À quelques jours de la tenue du XVIIème Sommet de la Francophonie en Arménie, il semble que la crise politique reprenne ses droits. Le Premier ministre réformateur Nikol Pachinian souhaite la tenue rapide d’élections anticipées qui pourraient lui être favorables. Après que la révolution de velours l’ait porté au pouvoir, il souhaite utiliser ce sommet pour promouvoir ses réussites.
Le journal « The Armenian Weekly » qui se revendique sans affiliation politique, revient sur les liens qui unissent la langue française à l’Arménie. Surtout, il analyse l’intérêt pour le premier ministre d’accueillir à Erevan le sommet francophone.
L’Organisation Internationale de la Francophonie (OIF) a été initialement créée pour promouvoir l’usage de la langue française et les liens culturels qui unissent les pays de l’espace francophone. Souvent dénoncé comme une subsistance du colonialisme français, l’OIF propose un soutien technique et financier en direction des pays membres de l’organisation.

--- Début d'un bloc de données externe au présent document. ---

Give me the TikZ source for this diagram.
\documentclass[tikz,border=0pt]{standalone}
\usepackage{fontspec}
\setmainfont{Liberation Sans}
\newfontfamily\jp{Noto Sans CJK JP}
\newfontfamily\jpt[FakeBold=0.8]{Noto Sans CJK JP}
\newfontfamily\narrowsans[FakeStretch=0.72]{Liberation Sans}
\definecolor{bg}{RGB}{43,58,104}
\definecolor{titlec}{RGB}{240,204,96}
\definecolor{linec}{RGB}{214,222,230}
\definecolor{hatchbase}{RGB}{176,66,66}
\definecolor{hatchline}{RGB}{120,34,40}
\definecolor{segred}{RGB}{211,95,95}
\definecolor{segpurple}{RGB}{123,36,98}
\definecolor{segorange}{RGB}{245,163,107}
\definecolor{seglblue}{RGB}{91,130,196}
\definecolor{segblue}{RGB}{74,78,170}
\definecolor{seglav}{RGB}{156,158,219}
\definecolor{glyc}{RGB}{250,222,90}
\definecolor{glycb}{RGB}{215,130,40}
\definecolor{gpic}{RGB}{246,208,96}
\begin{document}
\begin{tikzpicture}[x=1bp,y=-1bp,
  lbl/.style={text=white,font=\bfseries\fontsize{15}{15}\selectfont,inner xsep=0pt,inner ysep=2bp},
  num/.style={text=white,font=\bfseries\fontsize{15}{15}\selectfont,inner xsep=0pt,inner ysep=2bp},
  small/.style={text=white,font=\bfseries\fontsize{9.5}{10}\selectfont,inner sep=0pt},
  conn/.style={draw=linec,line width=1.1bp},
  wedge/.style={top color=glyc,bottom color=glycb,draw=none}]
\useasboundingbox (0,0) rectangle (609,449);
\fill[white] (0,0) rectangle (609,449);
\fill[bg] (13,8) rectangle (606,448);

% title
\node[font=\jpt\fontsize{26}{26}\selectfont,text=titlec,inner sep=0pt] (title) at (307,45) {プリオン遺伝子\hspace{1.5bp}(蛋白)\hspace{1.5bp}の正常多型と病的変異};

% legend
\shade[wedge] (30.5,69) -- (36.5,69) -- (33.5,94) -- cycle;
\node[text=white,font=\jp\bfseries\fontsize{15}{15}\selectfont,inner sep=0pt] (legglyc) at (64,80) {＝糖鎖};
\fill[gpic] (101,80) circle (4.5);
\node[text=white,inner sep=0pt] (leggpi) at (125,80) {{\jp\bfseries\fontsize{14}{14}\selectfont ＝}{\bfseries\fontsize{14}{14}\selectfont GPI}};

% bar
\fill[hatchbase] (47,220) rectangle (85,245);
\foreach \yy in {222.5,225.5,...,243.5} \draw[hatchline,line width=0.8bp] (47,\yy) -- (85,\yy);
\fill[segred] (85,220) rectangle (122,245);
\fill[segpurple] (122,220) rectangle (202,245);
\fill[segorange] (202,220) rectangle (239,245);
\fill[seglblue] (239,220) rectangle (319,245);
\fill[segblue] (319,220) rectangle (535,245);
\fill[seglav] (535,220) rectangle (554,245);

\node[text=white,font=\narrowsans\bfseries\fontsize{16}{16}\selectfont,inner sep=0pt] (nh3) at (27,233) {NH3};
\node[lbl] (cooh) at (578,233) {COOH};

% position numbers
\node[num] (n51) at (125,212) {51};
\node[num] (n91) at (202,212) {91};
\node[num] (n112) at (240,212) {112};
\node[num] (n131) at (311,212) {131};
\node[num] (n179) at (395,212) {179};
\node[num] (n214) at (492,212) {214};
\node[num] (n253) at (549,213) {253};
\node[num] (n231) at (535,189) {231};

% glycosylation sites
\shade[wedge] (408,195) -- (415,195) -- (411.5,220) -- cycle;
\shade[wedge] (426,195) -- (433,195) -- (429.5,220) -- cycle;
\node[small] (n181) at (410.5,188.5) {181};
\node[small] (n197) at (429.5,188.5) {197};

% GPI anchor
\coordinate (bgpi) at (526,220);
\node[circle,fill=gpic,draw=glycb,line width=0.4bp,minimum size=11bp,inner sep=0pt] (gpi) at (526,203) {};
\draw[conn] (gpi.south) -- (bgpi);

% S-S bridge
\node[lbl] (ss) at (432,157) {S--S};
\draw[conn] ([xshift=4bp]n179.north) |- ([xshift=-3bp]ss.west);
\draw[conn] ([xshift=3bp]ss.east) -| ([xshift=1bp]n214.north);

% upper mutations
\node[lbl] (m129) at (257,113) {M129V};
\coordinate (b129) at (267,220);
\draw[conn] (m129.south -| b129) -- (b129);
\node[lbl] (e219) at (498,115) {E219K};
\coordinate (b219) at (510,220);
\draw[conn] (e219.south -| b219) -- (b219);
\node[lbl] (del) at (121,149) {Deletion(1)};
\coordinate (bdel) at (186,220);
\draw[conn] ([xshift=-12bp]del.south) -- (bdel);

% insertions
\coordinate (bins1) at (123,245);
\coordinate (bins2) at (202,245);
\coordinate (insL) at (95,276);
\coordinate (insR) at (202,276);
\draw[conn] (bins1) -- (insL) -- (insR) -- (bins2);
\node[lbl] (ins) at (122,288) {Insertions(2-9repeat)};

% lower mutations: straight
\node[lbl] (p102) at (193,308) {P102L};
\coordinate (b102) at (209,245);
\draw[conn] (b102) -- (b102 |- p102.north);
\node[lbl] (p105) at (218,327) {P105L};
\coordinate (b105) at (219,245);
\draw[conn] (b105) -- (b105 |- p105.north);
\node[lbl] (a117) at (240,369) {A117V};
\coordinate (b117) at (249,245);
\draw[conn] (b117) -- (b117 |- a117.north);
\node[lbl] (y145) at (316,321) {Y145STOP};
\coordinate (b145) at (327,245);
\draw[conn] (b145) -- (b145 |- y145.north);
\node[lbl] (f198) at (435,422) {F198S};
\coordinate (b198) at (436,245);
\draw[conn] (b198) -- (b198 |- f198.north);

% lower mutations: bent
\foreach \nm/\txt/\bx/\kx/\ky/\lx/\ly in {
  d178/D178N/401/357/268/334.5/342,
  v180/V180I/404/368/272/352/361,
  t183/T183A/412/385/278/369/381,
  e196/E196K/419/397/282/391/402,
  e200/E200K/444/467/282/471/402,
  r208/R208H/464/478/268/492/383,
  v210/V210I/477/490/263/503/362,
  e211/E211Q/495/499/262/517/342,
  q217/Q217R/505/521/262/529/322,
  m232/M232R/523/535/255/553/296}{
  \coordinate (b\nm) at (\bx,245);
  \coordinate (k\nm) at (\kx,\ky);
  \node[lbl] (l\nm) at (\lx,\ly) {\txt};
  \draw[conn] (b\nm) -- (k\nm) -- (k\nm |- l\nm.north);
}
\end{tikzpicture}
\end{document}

Des liens entre l’Arménie et la Francophonie
L’Arménie est l’un des premiers pays non francophone à avoir rejoint l’organisation. La langue française a tout de même environ 200 000 locuteurs dans ce pays de trois millions d’habitants. Charles Aznavour est une figure souvent mise en avant pour illustrer les liens qui existent entre la France et l’Arménie, et la diaspora du petit pays caucasien compterait jusqu’à 600 000 personnes dans l’hexagone. Depuis la signature d’un pacte linguistique de l’Arménie avec l’OIF en 2012, le gouvernement a organisé la formation d’environ 200 fonctionnaires et diplomates à l’utilisation du français dans les organisations internationales. La langue française est par ailleurs enseignée dans 20 établissements scolaires d’une dizaine de villes arméniennes.

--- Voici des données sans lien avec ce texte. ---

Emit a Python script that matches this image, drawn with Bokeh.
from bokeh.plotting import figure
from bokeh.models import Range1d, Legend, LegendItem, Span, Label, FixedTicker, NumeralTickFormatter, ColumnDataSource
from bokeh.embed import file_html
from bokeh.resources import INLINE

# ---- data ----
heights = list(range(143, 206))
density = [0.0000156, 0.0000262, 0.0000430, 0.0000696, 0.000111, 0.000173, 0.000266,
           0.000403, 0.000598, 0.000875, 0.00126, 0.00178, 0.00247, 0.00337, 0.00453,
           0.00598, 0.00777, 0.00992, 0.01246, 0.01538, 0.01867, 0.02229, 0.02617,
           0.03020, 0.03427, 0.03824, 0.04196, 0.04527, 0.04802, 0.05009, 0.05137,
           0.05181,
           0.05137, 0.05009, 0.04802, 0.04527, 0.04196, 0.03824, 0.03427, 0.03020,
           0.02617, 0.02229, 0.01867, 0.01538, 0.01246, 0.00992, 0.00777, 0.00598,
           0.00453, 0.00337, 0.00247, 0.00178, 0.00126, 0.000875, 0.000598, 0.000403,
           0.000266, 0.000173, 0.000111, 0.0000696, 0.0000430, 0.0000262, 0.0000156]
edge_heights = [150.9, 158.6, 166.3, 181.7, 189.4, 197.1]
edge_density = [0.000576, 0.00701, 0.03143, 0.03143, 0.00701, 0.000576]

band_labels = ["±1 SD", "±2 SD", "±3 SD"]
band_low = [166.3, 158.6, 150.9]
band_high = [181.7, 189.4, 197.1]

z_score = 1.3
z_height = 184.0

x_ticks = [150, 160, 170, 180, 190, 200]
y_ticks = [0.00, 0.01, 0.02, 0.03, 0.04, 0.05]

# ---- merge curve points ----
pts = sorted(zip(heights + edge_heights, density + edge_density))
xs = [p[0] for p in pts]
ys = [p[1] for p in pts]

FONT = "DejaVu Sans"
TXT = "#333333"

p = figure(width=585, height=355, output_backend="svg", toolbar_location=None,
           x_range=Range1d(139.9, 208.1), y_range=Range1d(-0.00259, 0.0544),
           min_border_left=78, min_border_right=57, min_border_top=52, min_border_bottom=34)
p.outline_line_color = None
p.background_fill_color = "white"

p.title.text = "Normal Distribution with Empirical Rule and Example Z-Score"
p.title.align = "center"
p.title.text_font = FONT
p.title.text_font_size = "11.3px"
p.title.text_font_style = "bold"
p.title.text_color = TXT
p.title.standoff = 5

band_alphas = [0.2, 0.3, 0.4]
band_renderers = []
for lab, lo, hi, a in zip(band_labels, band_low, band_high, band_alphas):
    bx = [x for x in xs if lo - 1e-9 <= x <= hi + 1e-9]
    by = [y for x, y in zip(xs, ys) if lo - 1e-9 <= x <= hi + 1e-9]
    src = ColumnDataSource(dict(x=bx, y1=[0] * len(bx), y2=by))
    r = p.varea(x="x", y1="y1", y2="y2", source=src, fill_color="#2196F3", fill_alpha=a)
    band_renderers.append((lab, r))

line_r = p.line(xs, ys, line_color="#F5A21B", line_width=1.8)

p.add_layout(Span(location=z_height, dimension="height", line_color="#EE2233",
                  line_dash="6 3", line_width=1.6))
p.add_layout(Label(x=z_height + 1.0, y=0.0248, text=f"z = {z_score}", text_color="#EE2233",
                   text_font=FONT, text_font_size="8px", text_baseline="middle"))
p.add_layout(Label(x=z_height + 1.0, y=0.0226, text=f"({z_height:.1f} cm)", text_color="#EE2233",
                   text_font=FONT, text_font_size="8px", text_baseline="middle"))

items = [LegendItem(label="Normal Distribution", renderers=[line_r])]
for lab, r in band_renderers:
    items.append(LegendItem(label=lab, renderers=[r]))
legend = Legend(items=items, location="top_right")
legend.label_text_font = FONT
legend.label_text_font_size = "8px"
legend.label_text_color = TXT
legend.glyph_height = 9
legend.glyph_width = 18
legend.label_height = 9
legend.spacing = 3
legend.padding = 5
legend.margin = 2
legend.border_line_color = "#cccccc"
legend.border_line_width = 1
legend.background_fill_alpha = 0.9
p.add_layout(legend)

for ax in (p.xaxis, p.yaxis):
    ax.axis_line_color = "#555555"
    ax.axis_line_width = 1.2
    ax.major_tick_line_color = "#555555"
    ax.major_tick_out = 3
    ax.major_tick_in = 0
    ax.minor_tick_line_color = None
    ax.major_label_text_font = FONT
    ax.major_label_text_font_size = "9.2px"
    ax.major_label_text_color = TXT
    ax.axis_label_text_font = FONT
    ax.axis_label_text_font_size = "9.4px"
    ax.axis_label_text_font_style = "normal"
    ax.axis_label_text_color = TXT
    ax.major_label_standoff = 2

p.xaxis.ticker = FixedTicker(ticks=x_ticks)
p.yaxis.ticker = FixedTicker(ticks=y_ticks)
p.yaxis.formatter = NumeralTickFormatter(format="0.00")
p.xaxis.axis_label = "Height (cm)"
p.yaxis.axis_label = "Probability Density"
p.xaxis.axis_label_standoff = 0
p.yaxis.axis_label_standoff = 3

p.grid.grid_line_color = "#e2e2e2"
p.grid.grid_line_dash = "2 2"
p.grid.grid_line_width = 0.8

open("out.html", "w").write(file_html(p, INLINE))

Le sommet de la Francophonie, une très belle occasion pour l’Arménie
Pour autant, le journal s’interroge sur la raison pour laquelle l’Arménie organise se sommet, alors que d’autres pays ont des liens linguistiques, culturels et économiques bien plus forts avec la France. Raffi Elliott, auteur de l’article, met tout d’abord en avant l’intérêt diplomatique de l’événement. L’Arménie a du mal à s’imposer sur la scène internationale. Ce sommet va faire venir dans sa capitale les chefs d’états canadien, français, suisse ou encore belge. 58 pays en tout seront représentés à Erevan, un rassemblement normalement hors de portée pour le petit pays, entouré de puissants voisins (Turquie, Iran, Azerbaïdjan, Géorgie et proximité avec la Russie).

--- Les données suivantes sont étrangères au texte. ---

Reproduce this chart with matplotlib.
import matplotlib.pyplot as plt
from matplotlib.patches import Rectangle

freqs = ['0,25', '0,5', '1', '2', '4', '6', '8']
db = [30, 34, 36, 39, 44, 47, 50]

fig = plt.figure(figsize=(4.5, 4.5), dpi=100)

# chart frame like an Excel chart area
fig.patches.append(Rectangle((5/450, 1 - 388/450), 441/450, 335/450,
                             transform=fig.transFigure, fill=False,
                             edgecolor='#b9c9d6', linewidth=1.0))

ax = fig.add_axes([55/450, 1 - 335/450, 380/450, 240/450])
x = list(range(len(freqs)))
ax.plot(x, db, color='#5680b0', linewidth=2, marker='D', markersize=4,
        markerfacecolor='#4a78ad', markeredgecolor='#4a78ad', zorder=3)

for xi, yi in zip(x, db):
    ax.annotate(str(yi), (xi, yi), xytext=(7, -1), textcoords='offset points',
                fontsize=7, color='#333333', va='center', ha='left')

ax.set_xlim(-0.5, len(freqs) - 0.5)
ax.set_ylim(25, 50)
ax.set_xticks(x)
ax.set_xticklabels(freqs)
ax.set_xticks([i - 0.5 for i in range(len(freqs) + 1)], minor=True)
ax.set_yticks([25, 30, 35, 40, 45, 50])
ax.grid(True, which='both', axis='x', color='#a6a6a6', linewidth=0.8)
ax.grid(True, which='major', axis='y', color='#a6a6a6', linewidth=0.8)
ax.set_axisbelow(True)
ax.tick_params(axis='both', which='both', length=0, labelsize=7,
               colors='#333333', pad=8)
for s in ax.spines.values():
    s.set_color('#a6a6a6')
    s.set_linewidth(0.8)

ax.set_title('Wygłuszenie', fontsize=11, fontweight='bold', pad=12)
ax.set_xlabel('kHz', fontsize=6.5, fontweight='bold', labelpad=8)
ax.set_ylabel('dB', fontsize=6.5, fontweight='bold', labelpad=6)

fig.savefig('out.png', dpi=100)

Le rassemblement à Erevan va donc donner une chance inespérée pour l’Arménie de se faire entendre sur la scène internationale. Les relations sont apaisées avec l’Iran et la Russie mais ce n’est pas le cas de celles avec la Turquie et l’Azerbaïdjan. Il n’existe pas de relations diplomatiques avec la Turquie, notamment à cause de la question de la reconnaissance du génocide arménien. Par ailleurs la situation ne s’apaise pas depuis 30 ans avec l’Azerbaïdjan au sujet du territoire disputé du Haut-Karabagh. Ces problématiques sont au cœur de l’identité arménienne et le pays a donc tout intérêt à les faire connaître et reconnaître au niveau international.
L’Arménie n’est pas seulement à la recherche de soutiens dans les conflits qui l’oppose à ses voisins. Le Premier Ministre Nikol Pachinian veut acter la réussite de la révolution de velours qui s’est déroulée de mars à mai 2018. La tenue du sommet à Erevan va permettre à des dirigeants de pays étrangers de constater la stabilité du pays et du gouvernement en place, et ainsi de renforcer la légitimité du nouveau Premier Ministre. Cela doit également représenter un tremplin économique pour le pays, en attirant des investisseurs et en faisant rayonner les industries arméniennes.
L’annonce de la démission prochaine de Nikol Pachinian (nécessaire pour la tenue des élections législatives anticipées) est intervenue le 2 octobre 2018, à seulement 10 jours de la tenue de ce sommet décisif. La date n’a sans doute pas été choisie au hasard. Une victoire aux élections législatives couplée au succès de ce sommet permettrait d’asseoir la légitimité du Premier Ministre et de lui assurer une grande stabilité.